Implications of the Joint Consent Order
The court analyzed the implications of the Joint Consent Order approved on April 26, 2016, which mandated the gradual equalization of pension contribution rates. This Order was significant in establishing a timeline for the cessation of discriminatory practices within the pension plan. The court noted that the Joint Consent Order functioned similarly to an offer of reinstatement in typical ADEA cases, suggesting that it effectively tolled the accrual of back pay. Since the Order provided a structured plan to eliminate the discriminatory rates, the court held that back pay should not extend beyond the date of the Order. It reasoned that allowing back pay to continue accruing during the implementation of the Order would be inequitable, as the County was actively working to remedy the discriminatory practices through a mutually agreed-upon plan. Thus, the April 26, 2016 date became a critical cut-off for back pay claims, marking the conclusion of the discriminatory contribution rates.
Conclusion
In conclusion, the U.S. District Court ruled that the EEOC was entitled to pursue back pay for the identified period without requiring employee consent.
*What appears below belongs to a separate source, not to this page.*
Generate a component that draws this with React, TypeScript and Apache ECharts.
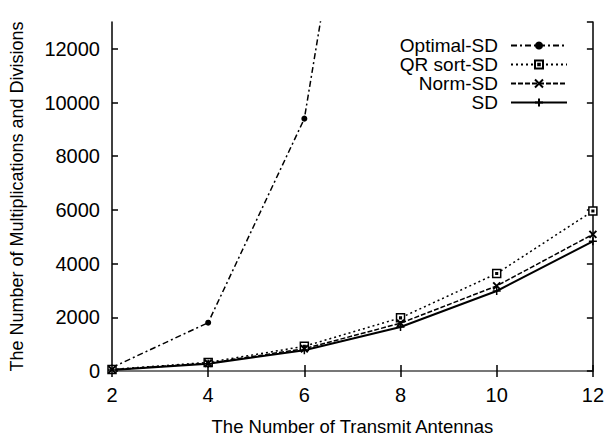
import React, { useEffect, useRef } from "react";
import * as echarts from "echarts";

const antennas = [2, 4, 6, 8, 10, 12];
const optimalSD = [130, 1800, 9400, 31000, 80000, 200000];
const qrSortSD = [60, 320, 920, 1980, 3630, 5960];
const normSD = [50, 290, 830, 1780, 3170, 5090];
const sd = [40, 270, 770, 1640, 2980, 4830];
const seriesNames = ["Optimal-SD", "QR sort-SD", "Norm-SD", "SD"];

const FONT = "Liberation Sans, Arial, sans-serif";

const pairs = (ys: number[]) => antennas.map((x, i) => [x, ys[i]]);

export default function App() {
  const ref = useRef<HTMLDivElement>(null);
  useEffect(() => {
    if (!ref.current) return;
    const chart = echarts.init(ref.current, undefined, { renderer: "svg" });
    const hLine = { show: true, lineStyle: { color: "#777", width: 2 } };
    const vLine = { show: true, lineStyle: { color: "#000", width: 1.5 } };
    const tick = { show: true, inside: true, length: 6, lineStyle: { color: "#000", width: 1.5 } };
    const label = { fontFamily: FONT, fontSize: 20, color: "#000" };
    const common = {
      type: "line",
      color: "#000",
      animation: false,
      clip: true,
      showAllSymbol: true,
    };
    chart.setOption({
      animation: false,
      backgroundColor: "#fff",
      grid: { left: 112, right: 13, top: 22, bottom: 61, containLabel: false },
      legend: {
        orient: "vertical",
        align: "right",
        right: 34,
        top: 31,
        itemWidth: 56,
        itemHeight: 10,
        itemGap: 0,
        textStyle: { fontFamily: FONT, fontSize: 19, color: "#000", padding: [0, 8, 0, 0] },
        data: seriesNames,
      },
      xAxis: [
        {
          type: "value",
          min: 2,
          max: 12,
          interval: 2,
          axisLine: hLine,
          axisTick: tick,
          axisLabel: { ...label, margin: 14 },
          splitLine: { show: false },
          name: "The Number of Transmit Antennas",
          nameLocation: "middle",
          nameGap: 46,
          nameTextStyle: { fontFamily: FONT, fontSize: 18.5, color: "#000" },
        },
        {
          type: "value",
          position: "top",
          min: 2,
          max: 12,
          interval: 2,
          axisLine: hLine,
          axisTick: tick,
          axisLabel: { show: false },
          splitLine: { show: false },
        },
      ],
      yAxis: [
        {
          type: "value",
          min: 0,
          max: 13000,
          interval: 2000,
          axisLine: vLine,
          axisTick: tick,
          axisLabel: { ...label, margin: 12, showMaxLabel: false, formatter: (v: number) => String(v) },
          splitLine: { show: false },
          name: "The Number of Multiplications and Divisions",
          nameLocation: "middle",
          nameGap: 86,
          nameTextStyle: { fontFamily: FONT, fontSize: 18, color: "#000" },
        },
        {
          type: "value",
          position: "right",
          min: 0,
          max: 13000,
          interval: 2000,
          axisLine: vLine,
          axisTick: tick,
          axisLabel: { show: false },
          splitLine: { show: false },
        },
      ],
      series: [
        {
          ...common,
          name: seriesNames[0],
          data: pairs(optimalSD),
          symbol: "circle",
          symbolSize: 6,
          itemStyle: { color: "#000" },
          lineStyle: { color: "#000", width: 1.5, type: [6, 3, 2, 3] },
        },
        {
          ...common,
          name: seriesNames[1],
          data: pairs(qrSortSD),
          symbol: "path://M0,0H10V10H0Z M4,4H6V6H4Z",
          symbolSize: 8,
          itemStyle: { color: "#fff", borderColor: "#000", borderWidth: 1.5 },
          lineStyle: { color: "#000", width: 1.5, type: [2, 3] },
        },
        {
          ...common,
          name: seriesNames[2],
          data: pairs(normSD),
          symbol: "path://M0,0L10,10M10,0L0,10",
          symbolSize: 7,
          itemStyle: { color: "#000", borderColor: "#000", borderWidth: 2 },
          lineStyle: { color: "#000", width: 1.5, type: [5, 2] },
        },
        {
          ...common,
          name: seriesNames[3],
          data: pairs(sd),
          symbol: "path://M5,0V10M0,5H10",
          symbolSize: 8,
          itemStyle: { color: "#000", borderColor: "#000", borderWidth: 1.5 },
          lineStyle: { color: "#000", width: 2, type: "solid" },
        },
      ],
    });
    return () => chart.dispose();
  }, []);
  return <div ref={ref} style={{ width: 607, height: 441, position: "absolute", left: 0, top: 0 }} />;
}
The temporal scope of back pay was determined to begin on March 6, 2006, and end on April 26, 2016, aligning with the critical dates relevant to the discriminatory practices and the subsequent Joint Consent Order. The court also clarified that the EEOC's authority allowed it to represent a broader class of affected employees beyond those who initially filed complaints. This decision reinforced the EEOC's role in combating age discrimination and highlighted the importance of effective remedies for aggrieved employees under the ADEA. By ruling in favor of the EEOC's claims, the court ensured that employees subjected to discriminatory practices would have access to appropriate redress and compensation.